Thursday, April 27, 2017

The Downfall Continues

There is plenty of blame going around for why ESPN had to cut 100 reporting and anchoring jobs yesterday.  Cord-cutting millenials are easy targets.  As cable subscriptions decline, fewer people are bringing ESPN into their homes.  And as one of the most expensive networks for cable companies to carry, any losses equate to a big difference in revenue for the network.  Others blame the hiring of "left-wing" hosts for ESPN's decline--thinking that discussions about race, domestic violence and how much coverage women's sports deserves turned off the largely white, male audience.

I think the downfall of ESPN was due in large part to one show: Pardon The Interruption.  And ironically enough, the salvation of the network can be found in the very same show.

PTI was groundbreaking when it debuted in 2001.  Yes, ESPN had "sports debate" shows on before--most notably The Sports Reporters.  But that was a Sunday morning show with a niche audience.  PTI was a daily show, and the pace was much faster with timed segments to discuss each topic.  It immediately got great ratings and the suits at ESPN quickly moved to "embrace debate"--rather than longer format analysis and highlight shows that had been its staple for years.  Soon you had Around the Horn with four sports reporters arguing every day and then came First Take--with two hours of constant sports argument.  And those begat dozens of other "let's yell at each other" shows across all of their platforms.

The only problem with the "argue about sports all day every day format" was that many of those hired by ESPN had neither the background nor the perspective of PTI's Tony Kornheiser and Michael Wilbon.  These are guys that have covered the greatest players and sporting events for decades as newspaper reporters--not as bloggers or talk show hosts or social media mavens.  They've done actual work to write their stories and gain their knowledge.  And when they would argue their points, they would do so with personal conviction, believing that they are right--rather than just taking contrarian viewpoints just for show.

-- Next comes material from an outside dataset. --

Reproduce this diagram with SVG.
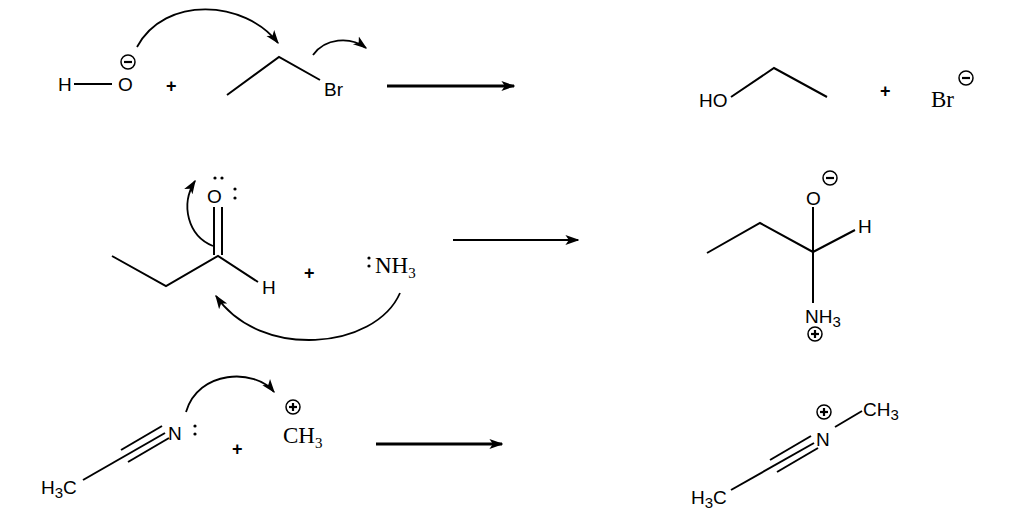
<svg xmlns="http://www.w3.org/2000/svg" width="1024" height="523" viewBox="0 0 1024 523">
<style>
.b{stroke:#000;stroke-width:2;fill:none}
.c{stroke:#000;stroke-width:1.8;fill:none}
.s{font-family:"Liberation Sans",Arial,sans-serif;font-size:19px;fill:#000}
.r{font-family:"Liberation Serif","Times New Roman",serif;font-size:23px;fill:#000}
.sub{font-size:15px}
.p{font-family:"Liberation Sans",Arial,sans-serif;font-size:18px;font-weight:bold}
</style>
<defs>
<marker id="ah2" viewBox="0 0 10 10" refX="9" refY="5" markerWidth="14" markerHeight="14" orient="auto" markerUnits="userSpaceOnUse"><path d="M0,1.5 L10,5 L0,8.5 L2.5,5z"/></marker>
<g id="minus"><circle r="7" fill="none" stroke="#000" stroke-width="1.5"/><line x1="-4" x2="4" stroke="#000" stroke-width="2.2"/></g>
<g id="plusc"><circle r="7" fill="none" stroke="#000" stroke-width="1.5"/><line x1="-4" x2="4" stroke="#000" stroke-width="2.2"/><line y1="-4" y2="4" stroke="#000" stroke-width="2.2"/></g>
</defs>
<rect width="1024" height="523" fill="#fff"/>

<g id="hydroxide">
<text class="s" x="58" y="91">H</text>
<line class="b" x1="74" y1="84" x2="112" y2="84"/>
<text class="s" x="118" y="91">O</text>
<use href="#minus" x="128" y="62"/>
</g>
<text id="plus1" class="p" x="166" y="92">+</text>
<g id="bromoethane">
<polyline class="b" points="227,95 279,57 320,80"/>
<text class="s" x="324" y="96">Br</text>
</g>
<g id="ethanol">
<text class="s" x="699" y="107">HO</text>
<polyline class="b" points="731,97 774,68 827,97"/>
</g>
<text id="plus2" class="p" x="880" y="97">+</text>
<g id="bromide">
<text class="r" x="931" y="107">Br</text>
<use href="#minus" x="966" y="78"/>
</g>

<g id="propanal">
<polyline class="b" points="112,256 166,286 218,256 258,282"/>
<line class="b" x1="214" y1="255" x2="214" y2="207"/>
<line class="b" x1="222" y1="255" x2="222" y2="207"/>
<text class="s" x="207" y="203">O</text>
<circle cx="215" cy="178" r="1.6"/><circle cx="222" cy="178" r="1.6"/>
<circle cx="235" cy="189" r="1.6"/><circle cx="235" cy="198" r="1.6"/>
<text class="s" x="262" y="294">H</text>
</g>
<text id="plus3" class="p" x="304" y="279">+</text>
<g id="ammonia">
<circle cx="369" cy="258" r="1.6"/><circle cx="369" cy="266" r="1.6"/>
<text class="r" x="375" y="273">NH<tspan class="sub" dy="5">3</tspan></text>
</g>
<g id="adduct">
<polyline class="b" points="707,253 760,223 813,252 855,230"/>
<line class="b" x1="813" y1="252" x2="813" y2="207"/>
<line class="b" x1="813" y1="252" x2="813" y2="303"/>
<text class="s" x="806" y="205">O</text>
<use href="#minus" x="830" y="178"/>
<text class="s" x="858" y="233">H</text>
<text class="s" x="805" y="323">NH<tspan class="sub" dy="4">3</tspan></text>
<use href="#plusc" x="815" y="334"/>
</g>

<g id="acetonitrile">
<text class="s" x="41" y="494">H<tspan class="sub" dy="4">3</tspan><tspan dy="-4">C</tspan></text>
<line class="b" x1="83" y1="480" x2="165" y2="433"/>
<line class="b" x1="121" y1="450" x2="162" y2="426"/>
<line class="b" x1="128" y1="462" x2="169" y2="438"/>
<text class="s" x="168" y="440">N</text>
<circle cx="195" cy="426" r="1.6"/><circle cx="195" cy="434" r="1.6"/>
</g>
<text id="plus4" class="p" x="232" y="455">+</text>
<g id="methyl">
<use href="#plusc" x="293" y="407"/>
<text class="r" x="283" y="443">CH<tspan class="sub" dy="5">3</tspan></text>
</g>
<g id="nitrilium">
<text class="s" x="691" y="504">H<tspan class="sub" dy="4">3</tspan><tspan dy="-4">C</tspan></text>
<line class="b" x1="731" y1="490" x2="814" y2="443"/>
<line class="b" x1="770" y1="460" x2="811" y2="436"/>
<line class="b" x1="777" y1="472" x2="818" y2="448"/>
<text class="s" x="816" y="446">N</text>
<use href="#plusc" x="824" y="412"/>
<line class="b" x1="835" y1="427" x2="862" y2="411"/>
<text class="s" x="863" y="416">CH<tspan class="sub" dy="4">3</tspan></text>
</g>

<g id="connectors">
<line x1="387" y1="86" x2="514" y2="86" stroke="#000" stroke-width="3" marker-end="url(#ah2)"/>
<line x1="453" y1="240" x2="578" y2="240" stroke="#000" stroke-width="2" marker-end="url(#ah2)"/>
<line x1="376" y1="444" x2="502" y2="444" stroke="#000" stroke-width="3" marker-end="url(#ah2)"/>
<path class="c" d="M137,47 C165,-5 245,0 278,43" marker-end="url(#ah2)"/>
<path class="c" d="M313,55 C325,38 350,36 366,48" marker-end="url(#ah2)"/>
<path class="c" d="M213,246 C188,236 180,205 195,181" marker-end="url(#ah2)"/>
<path class="c" d="M400,293 C375,350 260,360 216,296" marker-end="url(#ah2)"/>
<path class="c" d="M186,412 C198,370 255,368 274,392" marker-end="url(#ah2)"/>
</g>
</svg>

And while the ESPN executives may have been loving the numbers that PTI produced in terms of ratings and revenue, they should have been paying closer attention to what the hosts were saying--as Kornheiser and Wilbon continuously mock what they (rightly) see as the network's greatest failings.  As a native Midwesterner, Wilbon points out that ESPN believes teams west of the Eastern Time Zone exist only to provide occasional opponents for teams on the East Coast.  Kornheiser openly admits that he knows nothing about western teams in any sport because their games start too late and he is already in bed.  For years, both have poked fun at ESPN's obsession with all things football, to the detriment of fans that do pay attention to baseball, the NBA and the NHL playoffs in the spring (instead of mock drafts). 

These are obviously points that continue to be lost on ESPN management.  Those let go yesterday were their most veteran reporters--the types more likely to use knowledge of the game to provide insight into the results--instead of spewing a bunch of hip-hop song lyrics and trying to appeal to twenty-somethings watching on their smartphones.